Aim — Reproduce the span that opens at the line containing "Clone this chart in Plotly." and closes at the line containing "0.34, 0.30, 0.28]", both lines included, without alteration and without any other line.

Information provided —
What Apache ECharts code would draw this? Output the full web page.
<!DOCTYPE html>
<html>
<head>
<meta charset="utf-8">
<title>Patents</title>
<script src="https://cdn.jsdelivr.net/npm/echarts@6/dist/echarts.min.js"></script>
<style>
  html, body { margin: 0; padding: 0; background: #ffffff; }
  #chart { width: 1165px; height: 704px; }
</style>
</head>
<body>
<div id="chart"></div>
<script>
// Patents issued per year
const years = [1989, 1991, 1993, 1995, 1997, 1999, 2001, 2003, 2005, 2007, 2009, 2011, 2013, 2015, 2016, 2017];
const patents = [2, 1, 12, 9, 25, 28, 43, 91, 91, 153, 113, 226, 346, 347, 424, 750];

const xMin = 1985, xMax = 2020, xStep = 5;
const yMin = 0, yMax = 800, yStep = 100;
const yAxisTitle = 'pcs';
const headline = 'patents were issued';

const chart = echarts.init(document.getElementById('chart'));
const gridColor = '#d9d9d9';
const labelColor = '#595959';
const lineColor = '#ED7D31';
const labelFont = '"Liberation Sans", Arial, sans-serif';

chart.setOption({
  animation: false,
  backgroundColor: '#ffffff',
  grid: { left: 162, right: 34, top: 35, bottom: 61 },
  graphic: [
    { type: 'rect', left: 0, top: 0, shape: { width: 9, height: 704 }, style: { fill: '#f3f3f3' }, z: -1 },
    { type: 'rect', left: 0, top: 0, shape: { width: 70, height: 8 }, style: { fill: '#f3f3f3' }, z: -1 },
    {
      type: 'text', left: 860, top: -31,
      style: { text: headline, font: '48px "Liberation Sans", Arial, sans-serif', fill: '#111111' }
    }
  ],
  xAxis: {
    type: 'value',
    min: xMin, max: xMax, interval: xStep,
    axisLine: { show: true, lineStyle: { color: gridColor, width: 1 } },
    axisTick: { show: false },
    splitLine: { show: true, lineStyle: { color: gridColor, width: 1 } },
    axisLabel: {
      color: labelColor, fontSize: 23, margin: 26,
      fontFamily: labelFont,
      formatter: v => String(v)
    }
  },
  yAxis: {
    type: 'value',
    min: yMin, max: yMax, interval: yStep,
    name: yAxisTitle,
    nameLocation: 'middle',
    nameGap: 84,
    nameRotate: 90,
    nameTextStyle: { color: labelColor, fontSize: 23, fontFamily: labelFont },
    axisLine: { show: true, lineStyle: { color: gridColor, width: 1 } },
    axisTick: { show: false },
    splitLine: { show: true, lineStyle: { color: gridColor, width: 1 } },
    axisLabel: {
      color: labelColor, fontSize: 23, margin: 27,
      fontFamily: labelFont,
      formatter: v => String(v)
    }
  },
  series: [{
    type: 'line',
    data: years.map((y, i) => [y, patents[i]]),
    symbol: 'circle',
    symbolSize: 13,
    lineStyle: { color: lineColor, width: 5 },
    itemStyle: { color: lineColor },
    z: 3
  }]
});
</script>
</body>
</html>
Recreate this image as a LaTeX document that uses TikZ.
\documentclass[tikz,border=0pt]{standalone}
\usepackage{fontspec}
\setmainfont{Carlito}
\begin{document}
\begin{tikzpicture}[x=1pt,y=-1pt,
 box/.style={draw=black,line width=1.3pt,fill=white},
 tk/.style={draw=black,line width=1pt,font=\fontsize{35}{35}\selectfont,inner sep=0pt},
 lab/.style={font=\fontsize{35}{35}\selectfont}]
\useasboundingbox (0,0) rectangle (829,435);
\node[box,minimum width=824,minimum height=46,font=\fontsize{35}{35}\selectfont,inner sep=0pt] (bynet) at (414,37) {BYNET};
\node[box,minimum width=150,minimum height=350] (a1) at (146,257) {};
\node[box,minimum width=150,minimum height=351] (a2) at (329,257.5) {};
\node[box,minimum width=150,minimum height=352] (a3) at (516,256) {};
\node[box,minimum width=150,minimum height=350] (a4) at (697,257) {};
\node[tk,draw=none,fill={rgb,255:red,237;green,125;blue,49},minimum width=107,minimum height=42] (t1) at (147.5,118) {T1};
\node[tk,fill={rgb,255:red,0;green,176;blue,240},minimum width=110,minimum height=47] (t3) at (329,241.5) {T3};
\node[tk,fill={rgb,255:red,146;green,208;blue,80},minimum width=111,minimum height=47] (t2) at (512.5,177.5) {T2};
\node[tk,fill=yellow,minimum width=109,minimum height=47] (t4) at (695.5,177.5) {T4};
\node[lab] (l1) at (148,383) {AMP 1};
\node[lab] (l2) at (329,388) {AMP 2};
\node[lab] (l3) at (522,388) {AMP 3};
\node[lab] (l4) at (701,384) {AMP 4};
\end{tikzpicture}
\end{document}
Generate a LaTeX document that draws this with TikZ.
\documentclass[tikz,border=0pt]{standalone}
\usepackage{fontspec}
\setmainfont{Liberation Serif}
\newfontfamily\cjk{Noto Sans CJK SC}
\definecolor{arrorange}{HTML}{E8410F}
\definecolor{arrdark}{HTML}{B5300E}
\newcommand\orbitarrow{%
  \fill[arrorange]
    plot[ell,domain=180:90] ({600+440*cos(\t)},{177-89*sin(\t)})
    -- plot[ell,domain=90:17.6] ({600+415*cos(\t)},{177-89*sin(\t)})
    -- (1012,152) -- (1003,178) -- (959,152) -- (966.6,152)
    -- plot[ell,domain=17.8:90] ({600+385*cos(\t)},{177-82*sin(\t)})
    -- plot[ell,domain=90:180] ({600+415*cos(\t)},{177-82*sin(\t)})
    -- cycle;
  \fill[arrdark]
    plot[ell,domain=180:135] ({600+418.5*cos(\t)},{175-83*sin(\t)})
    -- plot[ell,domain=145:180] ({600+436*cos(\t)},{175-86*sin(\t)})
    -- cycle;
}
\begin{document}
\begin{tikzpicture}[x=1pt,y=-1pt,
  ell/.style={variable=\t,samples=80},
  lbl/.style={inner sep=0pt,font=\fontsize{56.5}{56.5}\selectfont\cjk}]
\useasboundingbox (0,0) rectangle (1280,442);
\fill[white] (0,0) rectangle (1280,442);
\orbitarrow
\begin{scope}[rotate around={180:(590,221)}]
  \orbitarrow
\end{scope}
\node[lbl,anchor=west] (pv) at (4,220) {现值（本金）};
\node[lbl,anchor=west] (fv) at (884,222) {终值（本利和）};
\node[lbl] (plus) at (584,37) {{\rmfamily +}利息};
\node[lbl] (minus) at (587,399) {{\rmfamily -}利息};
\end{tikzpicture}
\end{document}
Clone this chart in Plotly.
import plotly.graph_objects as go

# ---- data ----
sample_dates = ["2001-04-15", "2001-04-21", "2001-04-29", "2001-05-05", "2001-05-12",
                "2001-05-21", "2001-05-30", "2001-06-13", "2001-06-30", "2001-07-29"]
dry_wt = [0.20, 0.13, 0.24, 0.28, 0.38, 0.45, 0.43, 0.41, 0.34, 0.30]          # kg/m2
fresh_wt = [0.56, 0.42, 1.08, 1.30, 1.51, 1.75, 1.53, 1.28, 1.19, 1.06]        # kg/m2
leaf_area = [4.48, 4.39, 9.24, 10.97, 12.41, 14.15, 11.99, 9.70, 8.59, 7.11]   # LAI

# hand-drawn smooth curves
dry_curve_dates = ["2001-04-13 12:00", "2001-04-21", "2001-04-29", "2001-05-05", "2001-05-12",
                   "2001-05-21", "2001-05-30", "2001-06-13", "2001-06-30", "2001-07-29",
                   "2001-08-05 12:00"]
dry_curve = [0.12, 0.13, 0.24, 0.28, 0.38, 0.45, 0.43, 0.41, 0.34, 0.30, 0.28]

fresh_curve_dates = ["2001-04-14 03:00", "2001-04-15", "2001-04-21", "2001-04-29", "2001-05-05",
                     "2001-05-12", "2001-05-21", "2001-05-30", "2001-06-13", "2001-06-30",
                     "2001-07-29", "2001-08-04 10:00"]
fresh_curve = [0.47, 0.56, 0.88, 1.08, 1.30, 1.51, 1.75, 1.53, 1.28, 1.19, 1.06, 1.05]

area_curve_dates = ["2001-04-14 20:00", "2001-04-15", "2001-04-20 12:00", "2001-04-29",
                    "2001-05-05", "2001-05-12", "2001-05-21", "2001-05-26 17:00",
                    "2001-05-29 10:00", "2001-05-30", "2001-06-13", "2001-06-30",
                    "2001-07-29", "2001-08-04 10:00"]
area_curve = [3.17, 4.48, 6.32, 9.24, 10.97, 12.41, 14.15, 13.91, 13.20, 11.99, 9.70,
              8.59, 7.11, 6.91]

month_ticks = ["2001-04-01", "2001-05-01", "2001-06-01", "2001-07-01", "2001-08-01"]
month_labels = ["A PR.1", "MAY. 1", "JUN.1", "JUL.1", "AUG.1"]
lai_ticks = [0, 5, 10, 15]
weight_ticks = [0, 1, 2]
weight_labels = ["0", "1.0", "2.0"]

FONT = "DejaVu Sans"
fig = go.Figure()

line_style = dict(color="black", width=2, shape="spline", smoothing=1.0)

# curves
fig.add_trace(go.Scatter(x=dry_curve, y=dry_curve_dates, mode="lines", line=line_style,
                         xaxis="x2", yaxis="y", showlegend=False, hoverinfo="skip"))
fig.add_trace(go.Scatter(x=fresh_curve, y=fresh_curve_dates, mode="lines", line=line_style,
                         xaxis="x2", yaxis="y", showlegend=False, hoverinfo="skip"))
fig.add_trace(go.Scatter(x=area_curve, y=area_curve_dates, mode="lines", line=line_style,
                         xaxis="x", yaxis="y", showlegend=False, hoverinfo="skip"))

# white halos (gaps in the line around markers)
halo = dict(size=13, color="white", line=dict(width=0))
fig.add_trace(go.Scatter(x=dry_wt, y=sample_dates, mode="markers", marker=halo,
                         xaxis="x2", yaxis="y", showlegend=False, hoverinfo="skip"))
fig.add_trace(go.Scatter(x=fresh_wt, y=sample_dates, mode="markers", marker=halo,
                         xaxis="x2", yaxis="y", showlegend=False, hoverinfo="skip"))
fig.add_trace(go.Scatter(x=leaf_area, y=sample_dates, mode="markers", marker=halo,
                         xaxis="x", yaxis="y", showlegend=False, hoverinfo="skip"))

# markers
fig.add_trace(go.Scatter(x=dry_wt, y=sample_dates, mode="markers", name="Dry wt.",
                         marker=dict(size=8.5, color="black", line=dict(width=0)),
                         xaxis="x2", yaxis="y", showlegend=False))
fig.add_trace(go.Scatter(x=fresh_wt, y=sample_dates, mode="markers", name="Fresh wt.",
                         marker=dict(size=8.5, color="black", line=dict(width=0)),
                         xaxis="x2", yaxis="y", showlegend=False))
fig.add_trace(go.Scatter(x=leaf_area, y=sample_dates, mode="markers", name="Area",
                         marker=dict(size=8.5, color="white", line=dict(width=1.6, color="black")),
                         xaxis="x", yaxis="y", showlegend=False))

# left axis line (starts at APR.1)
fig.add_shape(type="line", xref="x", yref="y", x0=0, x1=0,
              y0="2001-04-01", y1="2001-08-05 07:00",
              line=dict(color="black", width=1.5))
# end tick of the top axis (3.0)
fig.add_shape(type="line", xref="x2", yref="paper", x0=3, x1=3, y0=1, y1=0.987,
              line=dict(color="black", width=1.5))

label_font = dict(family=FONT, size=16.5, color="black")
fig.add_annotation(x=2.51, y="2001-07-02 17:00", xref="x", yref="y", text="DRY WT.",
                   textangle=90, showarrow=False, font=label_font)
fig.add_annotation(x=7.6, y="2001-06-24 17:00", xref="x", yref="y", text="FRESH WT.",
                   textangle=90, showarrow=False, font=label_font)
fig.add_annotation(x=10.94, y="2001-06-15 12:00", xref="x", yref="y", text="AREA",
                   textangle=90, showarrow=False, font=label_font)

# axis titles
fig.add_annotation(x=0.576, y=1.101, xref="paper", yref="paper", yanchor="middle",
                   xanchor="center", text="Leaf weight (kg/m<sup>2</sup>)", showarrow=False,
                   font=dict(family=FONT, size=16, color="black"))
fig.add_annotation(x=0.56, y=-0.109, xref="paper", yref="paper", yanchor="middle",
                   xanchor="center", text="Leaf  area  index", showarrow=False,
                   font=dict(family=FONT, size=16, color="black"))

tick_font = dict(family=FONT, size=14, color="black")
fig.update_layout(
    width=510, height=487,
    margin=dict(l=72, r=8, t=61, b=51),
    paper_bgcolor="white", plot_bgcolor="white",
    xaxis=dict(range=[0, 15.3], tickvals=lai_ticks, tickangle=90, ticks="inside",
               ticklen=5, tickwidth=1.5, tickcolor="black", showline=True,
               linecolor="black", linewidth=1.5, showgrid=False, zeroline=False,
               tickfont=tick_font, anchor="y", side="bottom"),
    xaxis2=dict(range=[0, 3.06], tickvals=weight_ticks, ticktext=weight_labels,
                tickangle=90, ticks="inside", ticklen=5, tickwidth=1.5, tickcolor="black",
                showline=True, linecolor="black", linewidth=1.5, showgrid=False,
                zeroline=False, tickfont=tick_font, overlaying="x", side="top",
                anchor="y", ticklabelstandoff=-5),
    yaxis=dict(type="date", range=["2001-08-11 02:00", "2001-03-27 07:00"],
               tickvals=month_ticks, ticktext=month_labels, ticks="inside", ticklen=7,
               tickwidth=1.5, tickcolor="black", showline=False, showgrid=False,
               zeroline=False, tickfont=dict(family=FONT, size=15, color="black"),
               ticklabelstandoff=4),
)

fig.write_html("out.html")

Answer below —
Clone this chart in Plotly.
import plotly.graph_objects as go

# ---- data ----
sample_dates = ["2001-04-15", "2001-04-21", "2001-04-29", "2001-05-05", "2001-05-12",
                "2001-05-21", "2001-05-30", "2001-06-13", "2001-06-30", "2001-07-29"]
dry_wt = [0.20, 0.13, 0.24, 0.28, 0.38, 0.45, 0.43, 0.41, 0.34, 0.30]          # kg/m2
fresh_wt = [0.56, 0.42, 1.08, 1.30, 1.51, 1.75, 1.53, 1.28, 1.19, 1.06]        # kg/m2
leaf_area = [4.48, 4.39, 9.24, 10.97, 12.41, 14.15, 11.99, 9.70, 8.59, 7.11]   # LAI

# hand-drawn smooth curves
dry_curve_dates = ["2001-04-13 12:00", "2001-04-21", "2001-04-29", "2001-05-05", "2001-05-12",
                   "2001-05-21", "2001-05-30", "2001-06-13", "2001-06-30", "2001-07-29",
                   "2001-08-05 12:00"]
dry_curve = [0.12, 0.13, 0.24, 0.28, 0.38, 0.45, 0.43, 0.41, 0.34, 0.30, 0.28]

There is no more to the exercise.